Western's Arguments and Court's Refutation
The court also analyzed the arguments presented by Western in favor of its motion to compel arbitration. Western contended that Mancini's claims fell under the arbitration agreements she had signed and that the courts should defer to arbitrators for procedural disputes regarding the agreements. However, the court clarified that the threshold question of whether the parties had agreed to arbitrate the specific claims was a matter for the court to decide, not the arbitrators. The court noted that Western had not adequately addressed the relevant provision in the Resolution Program that explicitly barred class or collective actions, which was crucial to its ruling. Additionally, the court pointed out that Western's own admissions indicated an understanding that PAGA claims could not be compelled to arbitration based on the agreements. This inconsistency in Western's position further weakened its argument, leading the court to deny the motion to compel arbitration.

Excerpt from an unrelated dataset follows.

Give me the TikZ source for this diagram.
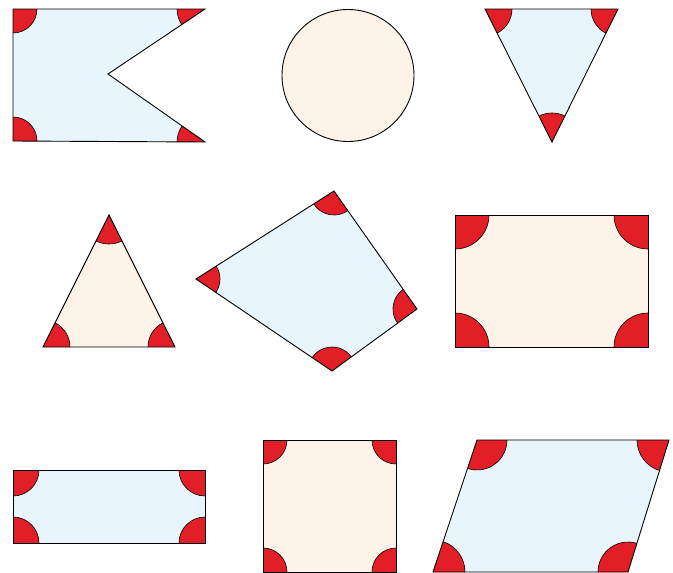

Conclusion and Implications
Ultimately, the court concluded that Western had not met its burden of proof to compel arbitration of Mancini's PAGA claim. It highlighted that the Resolution Program's exclusivity clause and the restriction to individual arbitration directly conflicted with the representative nature of a PAGA action. By denying Western's motion, the court reaffirmed the importance of allowing employees to pursue PAGA claims in a forum outside of arbitration, thus preserving the role of private attorneys general in enforcing labor laws. This decision underscored the court's commitment to upholding employee rights under California law, ensuring that representative claims could be heard in court rather than being forced into arbitration. The ruling not only clarified the limitations of arbitration agreements in the context of PAGA claims but also served as a significant precedent for similar cases in the future.